The properties of human brains for the most part supervene on the properties physicists study. The facts about brains, likewise, on physical facts. Furthermore, they both do so in a logically supervienient way. There could be no world physically indistinguishable from our own in which the properties and facts pertaining to human brains were different. Chalmers says that logical supervenience is (with a slight semantic qualification) the same thing as metaphysical supervenience.

But, says Chalmers, there could be a physically indistinguishable world in which God (speaking hypothetically, since Chalmers claims no belief in God) did not go to the trouble of establishing an (extra) natural law which makes conscious experience supervene on the physical, in a mode of supervenience Chalmers terms natural supervenience. If conscious experience in the inner mind (as I call it) co-occurs with the functional information processing going on in the outer mind, it is only because God (again, speaking hypothetically) made this extra law.
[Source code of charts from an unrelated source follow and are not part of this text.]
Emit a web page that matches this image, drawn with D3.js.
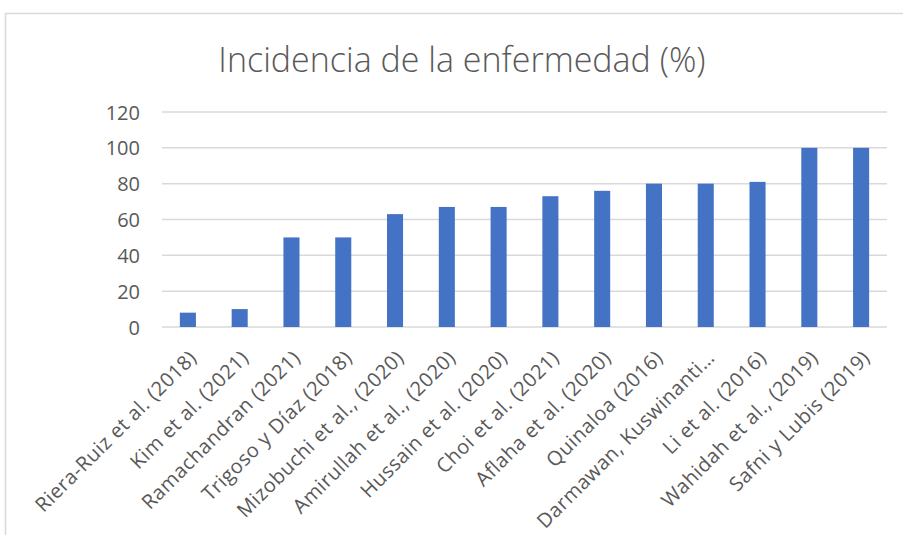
<!DOCTYPE html>
<html>
<head>
<meta charset="utf-8">
<script src="https://cdn.jsdelivr.net/npm/d3@7"></script>
<style>
  body { margin: 0; background: #fff; }
  svg text { font-family: "Open Sans", Lato, sans-serif; fill: #595959; }
</style>
</head>
<body>
<div id="chart"></div>
<script>
// study names and disease incidence (%)
var studies = [
  "Riera-Ruiz et al. (2018)", "Kim et al. (2021)", "Ramachandran (2021)",
  "Trigoso y Díaz (2018)", "Mizobuchi et al., (2020)", "Amirullah et al., (2020)",
  "Hussain et al. (2020)", "Choi et al. (2021)", "Aflaha et al. (2020)",
  "Quinaloa (2016)", "Darmawan, Kuswinanti…", "Li et al. (2016)",
  "Wahidah et al., (2019)", "Safni y Lubis (2019)"
];
var incidence = [8, 10, 50, 50, 63, 67, 67, 73, 76, 80, 80, 81, 100, 100];
var yTicks = [0, 20, 40, 60, 80, 100, 120];
var chartTitle = "Incidencia de la enfermedad (%)";

var W = 903, H = 535;
var margin = {top: 112, right: 16, bottom: 208, left: 162};
var width = W - margin.left - margin.right;
var height = H - margin.top - margin.bottom;

var svg = d3.select("#chart").append("svg")
  .attr("width", W)
  .attr("height", H);

// chart frame
svg.append("rect")
  .attr("x", 5.5).attr("y", 13.5)
  .attr("width", W + 10).attr("height", H + 10)
  .attr("fill", "none")
  .attr("stroke", "#d9d9d9")
  .attr("stroke-width", 1.5);

svg.append("text")
  .attr("x", 462).attr("y", 72)
  .attr("text-anchor", "middle")
  .style("font-size", "34px")
  .style("font-weight", 300)
  .text(chartTitle);

var g = svg.append("g")
  .attr("transform", "translate(" + margin.left + "," + margin.top + ")");

var x = d3.scaleBand().domain(studies).range([0, width]).paddingInner(0.69).paddingOuter(0.345);
var y = d3.scaleLinear().domain([0, 120]).range([height, 0]);

// gridlines
g.append("g")
  .selectAll("line")
  .data(yTicks)
  .enter()
  .append("line")
    .attr("x1", 0).attr("x2", width)
    .attr("y1", function(d) { return y(d); })
    .attr("y2", function(d) { return y(d); })
    .attr("stroke", "#d9d9d9")
    .attr("stroke-width", 1.5);

var yAxis = d3.axisLeft(y).tickValues(yTicks).tickSize(0).tickPadding(22);
g.append("g")
  .call(yAxis)
  .call(function(s) { s.select(".domain").remove(); })
  .selectAll("text")
    .style("font-size", "20px")
    .attr("dy", "0.35em");

g.selectAll("rect.bar")
  .data(incidence)
  .enter()
  .append("rect")
    .attr("class", "bar")
    .attr("x", function(d, i) { return x(studies[i]); })
    .attr("width", x.bandwidth())
    .attr("y", function(d) { return y(d); })
    .attr("height", function(d) { return height - y(d); })
    .attr("fill", "#4472c4");

var xAxis = d3.axisBottom(x).tickSize(0).tickPadding(0);
g.append("g")
  .attr("transform", "translate(0," + height + ")")
  .call(xAxis)
  .call(function(s) { s.select(".domain").remove(); })
  .selectAll("text")
    .style("font-size", "20px")
    .style("letter-spacing", "0.5px")
    .attr("text-anchor", "end")
    .attr("dy", "0")
    .attr("transform", "translate(10,32) rotate(-45)");
</script>
</body>
</html>
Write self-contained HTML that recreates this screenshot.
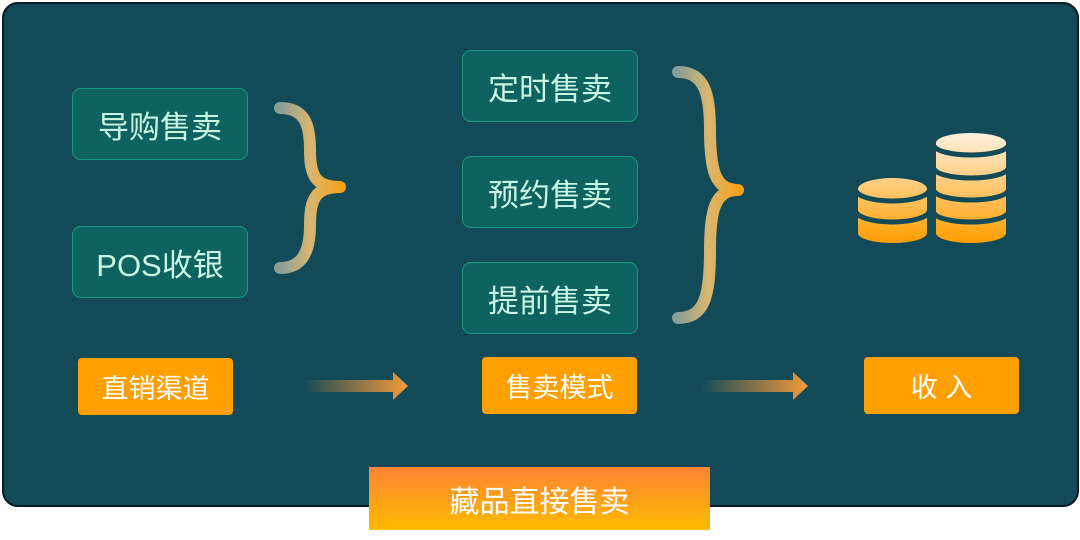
<!DOCTYPE html>
<html><head><meta charset="utf-8"><style>
body{margin:0;width:1080px;height:540px;background:#fff;position:relative;overflow:hidden;font-family:"Liberation Sans","Noto Sans CJK SC",sans-serif}
.panel{position:absolute;left:2px;top:2px;width:1073px;height:501px;background:#124a57;border:2px solid #0a1b24;border-radius:16px}
.g{position:absolute;width:176px;height:72px;background:#0e6260;border:1px solid #159a7e;border-radius:9px;box-sizing:border-box;color:#c9f6e2;font-size:31px;display:flex;align-items:center;justify-content:center}
.o{position:absolute;width:155px;height:57px;background:#ff9f00;border-radius:4px;color:#fff;font-size:27px;display:flex;align-items:center;justify-content:center}
.ban{position:absolute;left:369px;top:467px;width:341px;height:63px;background:linear-gradient(#ff8435,#ffbb00);color:#fff;font-size:30px;display:flex;align-items:center;justify-content:center}
svg{position:absolute;left:0;top:0}
</style></head><body>
<div class="panel"></div>
<div class="g" style="left:72px;top:88px">导购售卖</div>
<div class="g" style="left:72px;top:226px">POS收银</div>
<div class="g" style="left:462px;top:50px">定时售卖</div>
<div class="g" style="left:462px;top:156px">预约售卖</div>
<div class="g" style="left:462px;top:262px">提前售卖</div>
<div class="o" style="left:78px;top:358px">直销渠道</div>
<div class="o" style="left:482px;top:357px">售卖模式</div>
<div class="o" style="left:864px;top:357px">收 入</div>
<div class="ban">藏品直接售卖</div>
<svg width="1080" height="540">
<defs>
<linearGradient id="br" x1="0" x2="1"><stop offset="0" stop-color="#8a9e98"/><stop offset=".5" stop-color="#d8b670"/><stop offset="1" stop-color="#f7a21a"/></linearGradient>
<linearGradient id="ar" x1="0" x2="1"><stop offset="0" stop-color="#124a57"/><stop offset="1" stop-color="#f59a3a"/></linearGradient>
<linearGradient id="c1" x1="0" y1="0" x2="0" y2="1"><stop offset="0" stop-color="#ffd289"/><stop offset="1" stop-color="#ff9d00"/></linearGradient>
<linearGradient id="c2" x1="0" y1="0" x2="0" y2="1"><stop offset="0" stop-color="#fff1de"/><stop offset="1" stop-color="#ff9d00"/></linearGradient>
</defs>
<path d="M280 108 C305 108 310 125 310 150 C310 175 315 187 340 187 C315 187 310 200 310 225 C310 255 300 268 280 268" fill="none" stroke="url(#br)" stroke-width="12" stroke-linecap="round" stroke-linejoin="round"/>
<path d="M678 72 C705 72 710 95 710 130 C710 170 715 190 738 190 C715 190 710 210 710 250 C710 295 705 318 678 318" fill="none" stroke="url(#br)" stroke-width="12" stroke-linecap="round" stroke-linejoin="round"/>
<path d="M302 380 H393 V372 L408 386 L393 400 V392 H302 Z" fill="url(#ar)"/>
<path d="M700 380 H793 V372 L808 386 L793 400 V392 H700 Z" fill="url(#ar)"/>
<path d="M858 189 a34.5 11 0 0 1 69 0 V233 a34.5 10 0 0 1 -69 0Z" fill="url(#c1)"/>
<path d="M936 143 a35 10 0 0 1 70 0 V233 a35 10 0 0 1 -70 0Z" fill="url(#c2)"/>
<g fill="none" stroke="#124a57" stroke-width="5">
<path d="M856 190 a36.5 11 0 0 0 73 0"/>
<path d="M856 211 a36.5 11 0 0 0 73 0"/>
<path d="M934 145 a37 10 0 0 0 74 0"/>
<path d="M934 168 a37 10 0 0 0 74 0"/>
<path d="M934 190 a37 10 0 0 0 74 0"/>
<path d="M934 212 a37 10 0 0 0 74 0"/>
</g>
</svg>
</body></html>
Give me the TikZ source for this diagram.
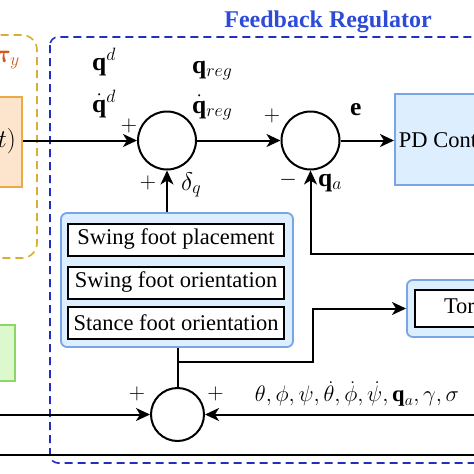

I'll now take it a step further: I suggest a firm theological explanation for the co-occurrence. God not just hypothetically but actually ordained, when he created our world, that by virtue of its natural laws there would be such an inevitable co-occurrence. His purpose: to enable creatures to evolve who can enter into a I-Thou relationship with him, and equally with each other, the twin foundations of spiritual life. Absent our inner mind's receptivity to the quale of "Thouness," that could never happen. The "water" of our natural lives could never be turned, through faith and good works, into "new wine."